At last the grey, blunt-headed whale rose almost in front of us a little to starboard, blew his blast and went under for a few yards and rose again dead in front of our bow; higher and higher his back rose, then Bang!—and we were fast and the line rattling out.
That was a grand boom! and a straight shot. A great surge followed as the whale went down, and out went the five-inch rope—for but a short distance, though it was a heavy rope, spun for far more powerful prey than the sperm or cachalot, and we soon began to reel in, and the writer with a long lance ended the valuable animal’s troubles.

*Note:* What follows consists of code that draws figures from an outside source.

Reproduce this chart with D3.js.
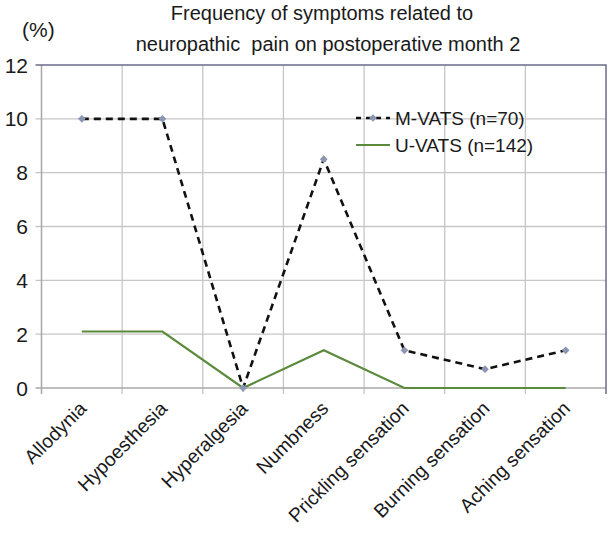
<!DOCTYPE html>
<html><head><meta charset="utf-8">
<script src="https://cdn.jsdelivr.net/npm/d3@7"></script>
<style>body{margin:0;background:#fff}svg{display:block}text{font-family:"Liberation Sans",Arial,sans-serif;fill:#1a1a1a}</style>
</head><body>
<svg id="c" width="608" height="533"></svg>
<script>
const categories = ["Allodynia","Hypoesthesia","Hyperalgesia","Numbness","Prickling sensation","Burning sensation","Aching sensation"];
const mvats = [10, 10, 0, 8.5, 1.4, 0.7, 1.4];
const uvats = [2.1, 2.1, 0, 1.4, 0, 0, 0];
const yTicks = [0, 2, 4, 6, 8, 10, 12];
const seriesNames = ["M-VATS (n=70)", "U-VATS (n=142)"];
const titleLines = ["Frequency of symptoms related to", "neuropathic\u00a0 pain on postoperative month 2"];

const svg = d3.select("#c");
const L = 41.5, R = 606, T = 65, B = 388;
const x = d3.scaleBand().domain(categories).range([L, R]);
const y = d3.scaleLinear().domain([0, 12]).range([B, T]);
const cx = d => x(d) + x.bandwidth() / 2;

// horizontal gridlines with left tick stubs
svg.append("g").selectAll("line").data(yTicks.filter(v => v > 0 && v < 12)).join("line")
  .attr("x1", L - 6).attr("x2", R).attr("y1", d => y(d)).attr("y2", d => y(d))
  .attr("stroke", "#c6c6c6").attr("stroke-width", 1.3);
// vertical gridlines with bottom tick stubs
const bounds = categories.map(c => x(c)).concat([R]);
svg.append("g").selectAll("line").data(bounds.slice(1, -1)).join("line")
  .attr("x1", d => d).attr("x2", d => d).attr("y1", T).attr("y2", B + 6)
  .attr("stroke", "#c6c6c6").attr("stroke-width", 1.3);
// left axis & bottom axis
svg.append("line").attr("x1", L).attr("x2", L).attr("y1", T).attr("y2", B + 6).attr("stroke", "#a8a8a8").attr("stroke-width", 1.5);
svg.append("line").attr("x1", L - 6).attr("x2", R).attr("y1", B).attr("y2", B).attr("stroke", "#a8a8a8").attr("stroke-width", 1.5);
// top & right border
svg.append("path").attr("d", `M${L - 6},${T}H${R}V${B + 6}`).attr("fill", "none").attr("stroke", "#6b6b8c").attr("stroke-width", 1.5);

// y tick labels
svg.append("g").selectAll("text").data(yTicks).join("text")
  .attr("x", 28).attr("y", d => y(d)).attr("dy", "0.36em").attr("text-anchor", "end")
  .attr("font-size", 21).text(d => d);

// x labels
svg.append("g").selectAll("text").data(categories).join("text")
  .attr("transform", d => `translate(${cx(d) + 1},${B + 17}) rotate(-45)`)
  .attr("text-anchor", "end").attr("dy", "0.35em").attr("font-size", 19.3).text(d => d);

// lines
const line = d3.line().x((d, i) => cx(categories[i])).y(d => y(d));
svg.append("path").datum(uvats).attr("d", line).attr("fill", "none").attr("stroke", "#5b8a3c").attr("stroke-width", 2.2);
svg.append("path").datum(mvats).attr("d", line).attr("fill", "none").attr("stroke", "#111").attr("stroke-width", 2.6).attr("stroke-dasharray", "7,5");
const diamond = d3.symbol().type(d3.symbolSquare).size(30);
svg.append("g").selectAll("path").data(mvats).join("path")
  .attr("transform", (d, i) => `translate(${cx(categories[i])},${y(d)}) rotate(45)`)
  .attr("d", diamond).attr("fill", "#8b97b2");

// legend
const lg = svg.append("g");
lg.append("line").attr("x1", 356).attr("x2", 390).attr("y1", 118).attr("y2", 118).attr("stroke", "#111").attr("stroke-width", 2.6).attr("stroke-dasharray", "5,5");
lg.append("path").attr("transform", "translate(373,118) rotate(45)").attr("d", diamond).attr("fill", "#8b97b2");
lg.append("line").attr("x1", 356).attr("x2", 390).attr("y1", 145).attr("y2", 145).attr("stroke", "#5b8a3c").attr("stroke-width", 2.2);
lg.selectAll("text").data(seriesNames).join("text")
  .attr("x", 395).attr("y", (d, i) => 118 + i * 27).attr("dy", "0.36em").attr("font-size", 19).text(d => d);

// title
svg.append("g").selectAll("text").data(titleLines).join("text")
  .attr("x", (d, i) => i ? 328 : 322).attr("y", (d, i) => 20 + i * 31).attr("text-anchor", "middle").attr("font-size", 20).text(d => d);
svg.append("text").attr("x", 22).attr("y", 37).attr("font-size", 21).text("(%)");
</script>
</body></html>
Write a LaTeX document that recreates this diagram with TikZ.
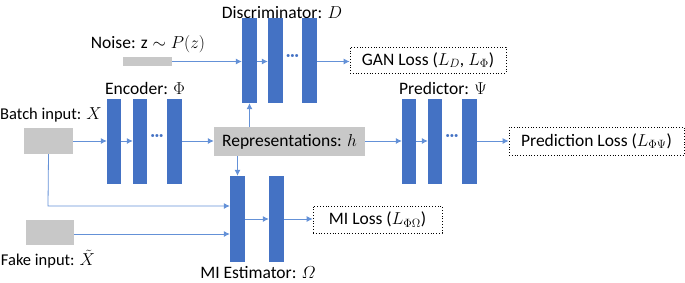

I noticed, as the point of the lance went into the whale, that its silky grey skin was marked here and there with series of circles, something like Burmese writing magnified. I take these to be the marks from the suckers on the tentacles of the great cuttle-fish on which the sperm feeds, and here and there, over its great sides, were deeper scrawls—light-brown-coloured lines on the greyish skin which may have been made by the cuttle-fishes’ parrot-like beaks. Two of its companions came alongside it while it was still alive, and tried to help it by shouldering it away from us.
Had we only had a bay to tow these whales into we would have easily taken more, but we did not quite know how the Portuguese would have welcomed us had we towed their bodies back to Ponta Delgada after killing them, if not exactly at their own doors, still within sight of their town.
The big grey backs with their blunt noses looked intensely interesting when we first came amongst them—cruising about and puffing little forward jets of spray almost without the least regard to our presence....
We have waited several months for the sight, and I am inclined to think we feel repaid—that is, looking at the matter merely as hunting.
... Somehow I feel at a loss here how to describe the accumulation of feelings at the end of the long waiting and planning. We feel we are right on the high road to success, our engine worked perfectly, our vessel was apparently calculated to a nicety to approach and kill whales, and to keep the sea almost indefinitely.